I still reminisce about sipping cheap grocery store wine out of a plastic cup while sitting along the Canal St. Martin in Paris but I have to dig deep in my memory to remember much about spending 5x as much at a cafe.
A cheap street-dog? Don’t mind if I do!
Eating my way through a farmers market is just as enjoyable as going to a restaurant.
Ok, sleeping on the street isn’t as fun as sleeping on fine Egyptian cotton sheets. Sometimes people take budget travel a little too far.
These are all experiences as memories that I’ll remember for a lifetime and none of them were fancy or expensive.
And this made me think of something else…
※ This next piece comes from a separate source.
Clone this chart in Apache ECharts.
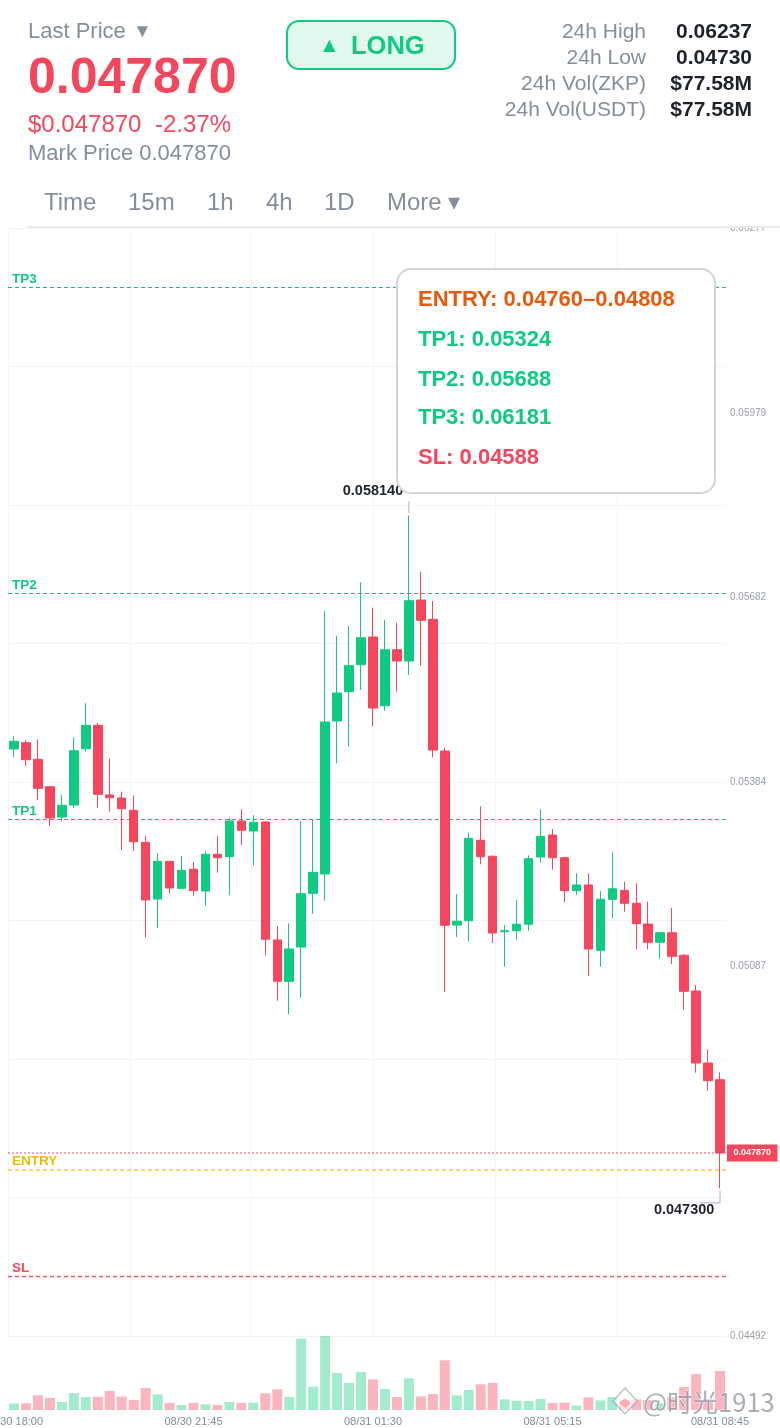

While I do enjoy a bit of luxury here and there (because who wouldn’t?), I can’t help feel that fancy, stress-free, pre-packaged travel is kind of like junk food — it’s amazing at first but after a while, it starts feeling like you’re just consuming empty calories. It lacks “roughage”.
However, budget travel takes work. You have to earn it and it forces you to burn both literal and figurative calories.
You spend time to find affordable plane tickets.
You plan your own itinerary.
You go to the grocery store for food to save money.
You research restaurants that you can afford and then struggle to make reservations in a language you can’t speak.
You dig deep to find the local gems.
You learn how to navigate public transportation — often by trial and error.
You figure out train timetables.
You get lost and then find your way.
You deal with the shower in your Airbnb that only has 5-minutes worth of hot water.
There are rough edges. Things will go wrong. You make mistakes. Things don’t always work out. There will be stress.
But, in a weird way, overcoming these issues gives your experience substance. It’s the same reason a cheap beer taste extra amazing after mowing your lawn on a hot summer day — because you feel ownership.
At the end of the day, you walk away with more than a vacation, you walk away with a sense of accomplishment.